Behold the GULMA. Unveiled by Nigerian President Jonathan Goodluck on Monday, the GULMA is the country’s first locally designed drone. The drone bears a passing resemblance to the Falco ES used by the United Nations, and it should function in much the same way: as a flying eyeball to help a conventional military fight criminal and guerilla groups. This is the face of drone proliferation, and as arms races go, it’s pretty mundane.
According to Nigerian Air Marshal Alex Badeh, the name GULMA comes from a word in the Hausa language that means “gossip.” It’s a clever name the drone is a tool of reconnaissance, surveillance, and intelligence gathering. It’s less fly-on-the-wall and more whispers-in-the-wind.
And gossip GULMA must. Nigeria faces several conflicts within its borders where drones would be very useful. In the north, Nigeria is wrestling with the Boko Haram Islamist insurgency, which operates in a rural area with mountains and forests sometimes offering shelter. In the south, armed militants hide out in the largely impenetrable and difficult-to-patrol swamps of the Niger Delta. Both groups have threatened the stability of Nigeria over the past decade. Boko Haram remains a persistent threat, and violence by militants in the delta could flare up for the upcoming 2015 elections.

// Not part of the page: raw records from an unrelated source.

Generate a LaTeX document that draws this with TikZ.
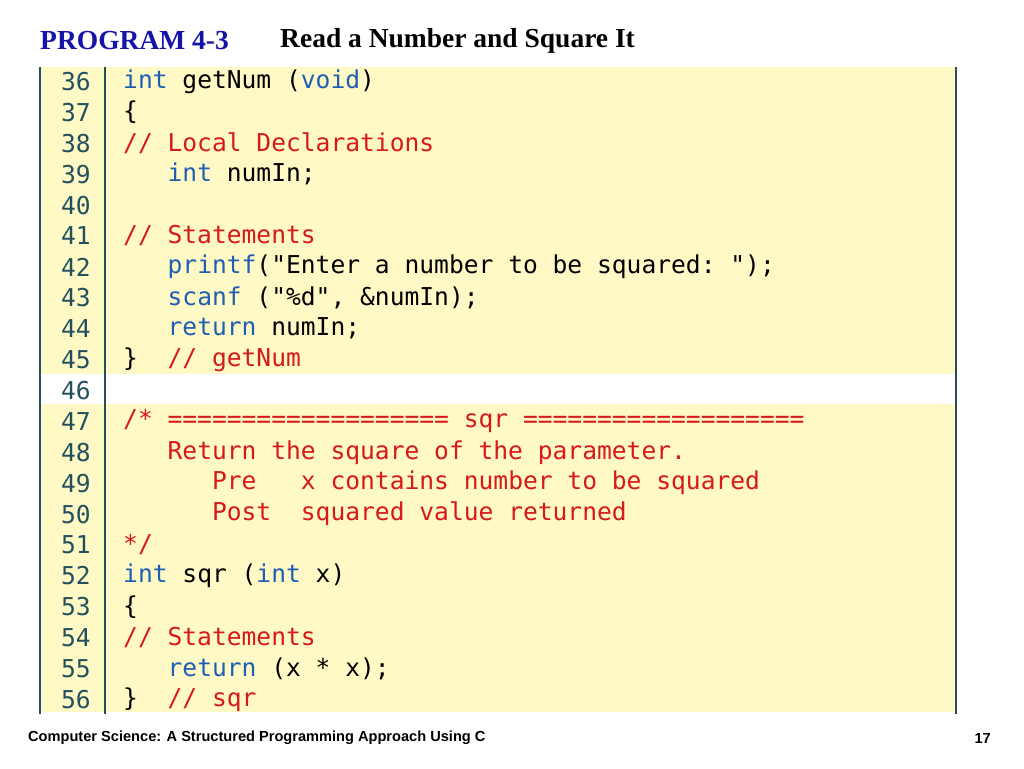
\documentclass[tikz,border=0pt]{standalone}
\usepackage{fontspec}
\setmainfont{Liberation Serif}
\setsansfont{Liberation Sans}
\setmonofont{DejaVu Sans Mono}
\definecolor{bg}{RGB}{255,249,197}
\definecolor{kw}{RGB}{30,95,180}
\definecolor{cm}{RGB}{215,25,25}
\definecolor{ln}{RGB}{35,80,95}
\definecolor{ttl}{RGB}{20,20,170}
\tikzset{code/.style={anchor=west,inner sep=0pt,font=\ttfamily\fontsize{24.6}{24.6}\selectfont},
 num/.style={anchor=east,inner sep=0pt,text=ln,font=\ttfamily\fontsize{24.6}{24.6}\selectfont}}
\newcommand{\K}[1]{\textcolor{kw}{#1}}
\newcommand{\Cm}[1]{\textcolor{cm}{#1}}
\begin{document}
\begin{tikzpicture}[x=1pt,y=-1pt]
\useasboundingbox (0,0) rectangle (1024,768);
\fill[bg] (40,67) rectangle (956,712);
\fill[white] (40,374) rectangle (956,404);
\draw[ln,line width=1.5pt] (40,67) -- (40,714);
\draw[ln,line width=1.5pt] (105,67) -- (105,714);
\draw[ln,line width=1.5pt] (956,67) -- (956,714);
\node[anchor=west,inner sep=0pt,text=ttl,font=\bfseries\fontsize{27.5}{27.5}\selectfont] (t1) at (40,41) {PROGRAM 4-3};
\node[anchor=west,inner sep=0pt,font=\bfseries\fontsize{27.5}{27.5}\selectfont] (t2) at (280,41) {Read a Number and Square It};
\foreach \n [count=\i from 0] in {36,...,56}
  \node[num] (n\n) at (91,{81.5+30.9*\i}) {\n};
\def\ty#1{81.5+30.9*#1}
\node[code] (c36) at (123,{\ty{0}}) {\K{int} getNum (\K{void})};
\node[code] (c37) at (123,{\ty{1}}) {\{};
\node[code] (c38) at (123,{\ty{2}}) {\Cm{// Local Declarations}};
\node[code] (c39) at (123,{\ty{3}}) {\ \ \ \K{int} numIn;};
\node[code] (c41) at (123,{\ty{5}}) {\Cm{// Statements}};
\node[code] (c42) at (123,{\ty{6}}) {\ \ \ \K{printf}("Enter a number to be squared: ");};
\node[code] (c43) at (123,{\ty{7}}) {\ \ \ \K{scanf} ("\%d", \&numIn);};
\node[code] (c44) at (123,{\ty{8}}) {\ \ \ \K{return} numIn;};
\node[code] (c45) at (123,{\ty{9}}) {\}\ \ \Cm{// getNum}};
\node[code] (c47) at (123,{\ty{11}}) {\Cm{/* =================== sqr ===================}};
\node[code] (c48) at (123,{\ty{12}}) {\Cm{\ \ \ Return the square of the parameter.}};
\node[code] (c49) at (123,{\ty{13}}) {\Cm{\ \ \ \ \ \ Pre\ \ \ x contains number to be squared}};
\node[code] (c50) at (123,{\ty{14}}) {\Cm{\ \ \ \ \ \ Post\ \ squared value returned}};
\node[code] (c51) at (123,{\ty{15}}) {\Cm{*/}};
\node[code] (c52) at (123,{\ty{16}}) {\K{int} sqr (\K{int} x)};
\node[code] (c53) at (123,{\ty{17}}) {\{};
\node[code] (c54) at (123,{\ty{18}}) {\Cm{// Statements}};
\node[code] (c55) at (123,{\ty{19}}) {\ \ \ \K{return} (x * x);};
\node[code] (c56) at (123,{\ty{20}}) {\}\ \ \Cm{// sqr}};
\node[anchor=west,inner sep=0pt,font=\sffamily\bfseries\fontsize{14.6}{14.6}\selectfont] (f1) at (28,738) {Computer Science: A Structured Programming Approach Using C};
\node[anchor=east,inner sep=0pt,font=\sffamily\bfseries\fontsize{14.6}{14.6}\selectfont] (f2) at (991,738) {17};
\end{tikzpicture}
\end{document}
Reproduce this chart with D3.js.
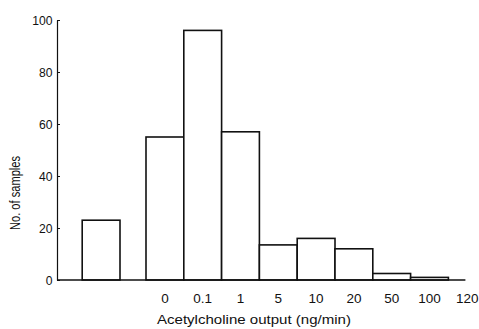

Military drones are at their most useful fighting against insurgencies and armed militants in otherwise difficult-to-patrol places. Faced with internal threats, it makes sense that Nigeria is trying to build its own tools for defense. The GULMA is directly inspired by three Aerostar drones, which operated in Nigeria until they were grounded by problems getting spare parts. According to Badeh, the total cost of developing the GULMA, as well as training 15 pilots, was less than $3.5 million.